I appreciate I ain't number 1 priority in their life at that moment in time and I ain't gonna cut off a friendship because of it.

I'm not talking about a friendship, just someone I was chatting with on fa. Who wanted my number to organise meeting up.

And we were chatting and the person didn't reply after a few days while I'm seeing them online, that's just disrespectful in my books tbh.

Why is it? You're not owed a reply.

I think he is owed a reply.

They’ve gone as far as exchanging numbers so the arena of decency would suggest replying to either see it through or give closure to a scenario that’s going nowhere.

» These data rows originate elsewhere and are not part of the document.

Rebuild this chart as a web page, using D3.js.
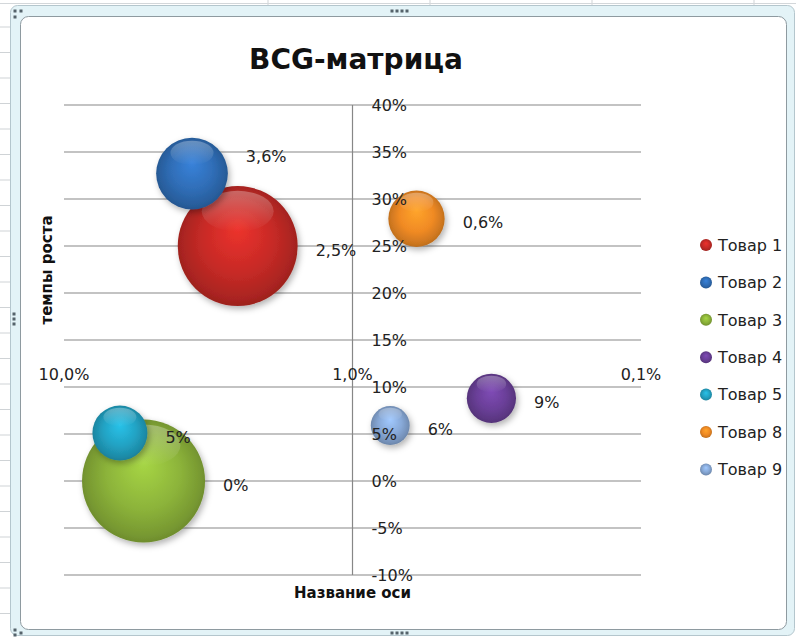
<!DOCTYPE html>
<html lang="ru">
<head>
<meta charset="UTF-8">
<title>BCG-матрица</title>
<script src="https://d3js.org/d3.v7.min.js"></script>
<style>
    body {
        margin: 0;
        padding: 0;
        background: #fff;
        font-family: "DejaVu Sans", sans-serif;
    }
    #chart { display: block; }
    .tick-label { font-size: 16px; fill: #222; }
    .data-label { font-size: 16px; fill: #222; }
    .legend-text { font-size: 16px; fill: #222; }
    .axis-title { font-size: 15px; font-weight: bold; fill: #111; }
    .grid { stroke: #878787; stroke-width: 1.2px; }
</style>
</head>
<body>
<svg id="chart"></svg>
<script>
    // chart values
    const products = ['Товар 1', 'Товар 2', 'Товар 3', 'Товар 4', 'Товар 5', 'Товар 8', 'Товар 9'];
    const marketShare = [0.025, 0.036, 0.053, 0.0033, 0.064, 0.006, 0.0074];   // x, log scale
    const growthRate = [0.25, 0.327, 0.0, 0.088, 0.051, 0.279, 0.059];        // y
    const bubbleSize = [95, 34, 100, 16, 20, 21, 10];
    const pointLabels = ['2,5%', '3,6%', '0%', '9%', '5%', '0,6%', '6%'];
    const colors = ['#c62a26', '#2f6db6', '#8cb33a', '#6a3f98', '#22a2c3', '#f08a24', '#87a8d6'];
    const yTicks = [-0.10, -0.05, 0, 0.05, 0.10, 0.15, 0.20, 0.25, 0.30, 0.35, 0.40];
    const xTicks = [0.10, 0.01, 0.001];

    const W = 796, H = 637;
    const svg = d3.select('#chart').attr('width', W).attr('height', H);

    // --- spreadsheet background & selected chart frame ---
    const bg = svg.append('g');
    d3.range(27, H, 25.5).forEach(y => {
        bg.append('line').attr('x1', 0).attr('x2', 10).attr('y1', y).attr('y2', y)
            .attr('stroke', '#cfd3d6');
    });
    [268, 430, 592, 754].forEach(x => {
        bg.append('line').attr('x1', x).attr('x2', x).attr('y1', 0).attr('y2', 5)
            .attr('stroke', '#cfd3d6');
    });
    bg.append('line').attr('x1', 0).attr('x2', W).attr('y1', 3.5).attr('y2', 3.5)
        .attr('stroke', '#d3d7da');

    bg.append('rect')
        .attr('x', 10.5).attr('y', 5.5).attr('width', 784).attr('height', 630)
        .attr('rx', 7)
        .attr('fill', '#e3f3f7').attr('stroke', '#b4c6cd');
    bg.append('rect')
        .attr('x', 20.5).attr('y', 16.5).attr('width', 766).attr('height', 613)
        .attr('rx', 8)
        .attr('fill', '#fff').attr('stroke', '#8e9aa0');

    // handles (little dots)
    const dots = [[15, 11], [21, 11], [15, 17], [392, 11], [397, 11], [402, 11], [407, 11],
        [392, 633], [397, 633], [402, 633], [407, 633], [15, 630], [21, 633], [15, 635],
        [14, 314], [14, 319], [14, 324]];
    bg.selectAll('rect.dot').data(dots).join('rect')
        .attr('class', 'dot')
        .attr('x', d => d[0] - 1.5).attr('y', d => d[1] - 1.5)
        .attr('width', 3).attr('height', 3)
        .attr('fill', '#55636b');

    // --- scales ---
    const x = d3.scaleLog().domain([0.10, 0.001]).range([64, 641]);
    const y = d3.scaleLinear().domain([-0.10, 0.40]).range([575, 105]);
    const r = d3.scaleSqrt().domain([0, d3.max(bubbleSize)]).range([0, 61.5]);

    // gradients and shadow for the 3D bubbles
    const defs = svg.append('defs');
    colors.forEach((c, i) => {
        const g = defs.append('radialGradient')
            .attr('id', 'grad' + i)
            .attr('cx', '50%').attr('cy', '50%').attr('r', '55%')
            .attr('fx', '50%').attr('fy', '35%');
        g.append('stop').attr('offset', '0%').attr('stop-color', d3.color(c).brighter(0.5));
        g.append('stop').attr('offset', '55%').attr('stop-color', c);
        g.append('stop').attr('offset', '85%').attr('stop-color', d3.color(c).darker(0.45));
        g.append('stop').attr('offset', '100%').attr('stop-color', d3.color(c).darker(0.9));
    });
    const shine = defs.append('linearGradient')
        .attr('id', 'shine').attr('x1', 0).attr('x2', 0).attr('y1', 0).attr('y2', 1);
    shine.append('stop').attr('offset', '0%').attr('stop-color', '#fff').attr('stop-opacity', 0.3);
    shine.append('stop').attr('offset', '100%').attr('stop-color', '#fff').attr('stop-opacity', 0);

    const shadow = defs.append('filter').attr('id', 'shadow')
        .attr('x', '-30%').attr('y', '-30%').attr('width', '160%').attr('height', '160%');
    shadow.append('feDropShadow')
        .attr('dx', 2).attr('dy', 3).attr('stdDeviation', 3)
        .attr('flood-color', '#000').attr('flood-opacity', 0.3);

    const chart = svg.append('g');

    // horizontal gridlines
    chart.selectAll('line.grid').data(yTicks).join('line')
        .attr('class', 'grid')
        .attr('x1', x.range()[0]).attr('x2', x.range()[1])
        .attr('y1', d => y(d)).attr('y2', d => y(d));

    // vertical axis crossing at 1%
    chart.append('line')
        .attr('class', 'grid')
        .attr('x1', x(0.01)).attr('x2', x(0.01))
        .attr('y1', y(0.40)).attr('y2', y(-0.10));

    // bubbles
    const idx = d3.range(products.length);
    const bubbles = chart.selectAll('g.bubble').data(idx).join('g').attr('class', 'bubble');
    bubbles.append('circle')
        .attr('cx', i => x(marketShare[i]))
        .attr('cy', i => y(growthRate[i]))
        .attr('r', i => r(bubbleSize[i]))
        .attr('fill', i => `url(#grad${i})`)
        .attr('filter', 'url(#shadow)');
    bubbles.append('ellipse')
        .attr('cx', i => x(marketShare[i]))
        .attr('cy', i => y(growthRate[i]) - r(bubbleSize[i]) * 0.58)
        .attr('rx', i => r(bubbleSize[i]) * 0.6)
        .attr('ry', i => r(bubbleSize[i]) * 0.34)
        .attr('fill', 'url(#shine)');

    // data labels to the right of each bubble
    const labelNudge = [0, -21, 0, 0, 0, 0, 0];
    chart.selectAll('text.data-label').data(idx).join('text')
        .attr('class', 'data-label')
        .attr('x', i => x(marketShare[i]) + r(bubbleSize[i]) + 18)
        .attr('y', i => y(growthRate[i]) + labelNudge[i])
        .attr('dy', '0.6em')
        .text(i => pointLabels[i]);

    // y tick labels, right of the vertical axis
    const pct = d3.format('.0%');
    chart.selectAll('text.ytick').data(yTicks).join('text')
        .attr('class', 'tick-label ytick')
        .attr('x', x(0.01) + 19)
        .attr('y', d => y(d))
        .attr('dy', '0.36em')
        .text(d => pct(d).replace('−', '-'));

    // x tick labels (log scale, comma decimal)
    chart.selectAll('text.xtick').data(xTicks).join('text')
        .attr('class', 'tick-label xtick')
        .attr('text-anchor', 'middle')
        .attr('x', d => x(d))
        .attr('y', y(0.10) - 13)
        .attr('dy', '0.36em')
        .text(d => d3.format('.1%')(d).replace('.', ','));

    // titles
    svg.append('text')
        .attr('x', 356).attr('y', 69)
        .attr('text-anchor', 'middle')
        .style('font-size', '28px').style('font-weight', 'bold').style('fill', '#111')
        .text('BCG-матрица');

    svg.append('text')
        .attr('class', 'axis-title')
        .attr('text-anchor', 'middle')
        .attr('x', x(0.01)).attr('y', 598)
        .text('Название оси');

    svg.append('text')
        .attr('class', 'axis-title')
        .attr('text-anchor', 'middle')
        .attr('transform', 'translate(52,270) rotate(-90)')
        .text('темпы роста');

    // legend
    const legend = svg.append('g').attr('transform', 'translate(706,245)');
    const item = legend.selectAll('g').data(idx).join('g')
        .attr('transform', i => `translate(0,${i * 37.4})`);
    item.append('circle').attr('r', 6).attr('fill', i => `url(#grad${i})`);
    item.append('text')
        .attr('class', 'legend-text')
        .attr('x', 12).attr('dy', '0.36em')
        .text(i => products[i]);
</script>
</body>
</html>
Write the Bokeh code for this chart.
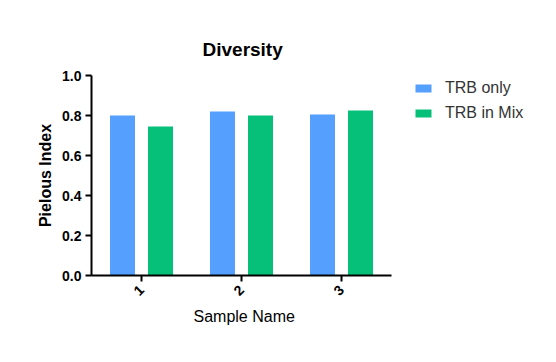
import math
from bokeh.plotting import figure
from bokeh.models import (ColumnDataSource, Range1d, Legend, LegendItem,
                          CustomJSTickFormatter, FixedTicker, Title)
from bokeh.transform import dodge
from bokeh.embed import file_html
from bokeh.resources import INLINE

samples = ["1", "2", "3"]
trb_only = [0.80, 0.82, 0.805]
trb_in_mix = [0.745, 0.80, 0.825]
series_names = ["TRB only", "TRB in Mix"]
colors = ["#559FFF", "#06BF78"]
y_ticks = [0.0, 0.2, 0.4, 0.6, 0.8, 1.0]

pos = list(range(1, len(samples) + 1))
src = ColumnDataSource(dict(x=pos, a=trb_only, b=trb_in_mix))
font = "Liberation Sans"

# frame spans 449px; categories occupy the first 3 units (100px each)
p = figure(width=540, height=346, x_range=Range1d(0.5, 0.5 + 4.49),
           y_range=Range1d(0, 1.0), output_backend="svg", toolbar_location=None,
           title="Diversity", min_border_left=91, min_border_right=0,
           min_border_top=75, min_border_bottom=71)

r1 = p.vbar(x=dodge("x", -0.19), top="a", width=0.25, source=src,
            fill_color=colors[0], line_color=None)
r2 = p.vbar(x=dodge("x", 0.19), top="b", width=0.25, source=src,
            fill_color=colors[1], line_color=None)

p.title.align = "left"
p.title.text_font = font
p.title.text_font_size = "19px"
p.title.text_font_style = "bold"
p.title.text_color = "#000000"
p.title.offset = 111
p.title.standoff = 32

p.outline_line_color = None
p.grid.visible = False
p.background_fill_color = "white"
p.border_fill_color = "white"

p.yaxis.ticker = y_ticks
p.yaxis.formatter = CustomJSTickFormatter(code="return tick.toFixed(1);")
p.xaxis.ticker = FixedTicker(ticks=pos)
p.xaxis.major_label_overrides = {i: s for i, s in zip(pos, samples)}
p.xaxis.bounds = (0.5, 0.5 + len(samples))
for ax in (p.xaxis, p.yaxis):
    ax.axis_line_width = 2
    ax.axis_line_color = "black"
    ax.major_tick_line_width = 2
    ax.major_tick_line_color = "black"
    ax.major_tick_in = 0
    ax.major_tick_out = 6
    ax.minor_tick_line_color = None
    ax.major_label_text_font = font
    ax.major_label_text_font_size = "14px"
    ax.major_label_text_font_style = "bold"
    ax.major_label_text_color = "black"
    ax.axis_label_text_font = font
    ax.axis_label_text_font_size = "16px"
    ax.axis_label_text_color = "black"

p.yaxis.axis_label = "Pielous Index"
p.yaxis.axis_label_text_font_style = "bold"
p.yaxis.major_label_standoff = 4
p.xaxis.major_label_orientation = math.pi / 4
p.xaxis.major_label_standoff = 6

xlab = Title(text="Sample Name", align="left", offset=102, text_font=font,
             text_font_size="16px", text_font_style="normal", text_color="black",
             standoff=4)
p.add_layout(xlab, "below")

legend = Legend(items=[LegendItem(label=series_names[0], renderers=[r1]),
                       LegendItem(label=series_names[1], renderers=[r2])],
                location=(322, 153), glyph_width=20, glyph_height=10,
                label_text_font=font, label_text_font_size="16px",
                label_text_color="#333333", label_standoff=12, spacing=6,
                border_line_color=None, background_fill_alpha=0,
                margin=0, padding=0, label_height=19)
p.add_layout(legend, "center")

open("out.html", "w").write(file_html(p, INLINE))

Why is it about owing anything and not respecting each other?

Not replying to first messages I get as that’s a clear not interested but once engaged in conversation and numbers exchanged....that’s a game changer no?"

Very true.

But the actions shown. Really do show the level of where it is. Do not over think.

I had the very same 2 weeks ago. Gave my number out, had a call withing 2 mins chatted laughed etc. Agreed for a meet up chat,drink from the 6th Dec.

I texted to ask are we still on? What's her flexabiltiy/time/location.

I had a return lazy WhatsApp back.

Oh I have been jabbed! nothing since then...

Heh ho.

Life goes on.

Next pls. !!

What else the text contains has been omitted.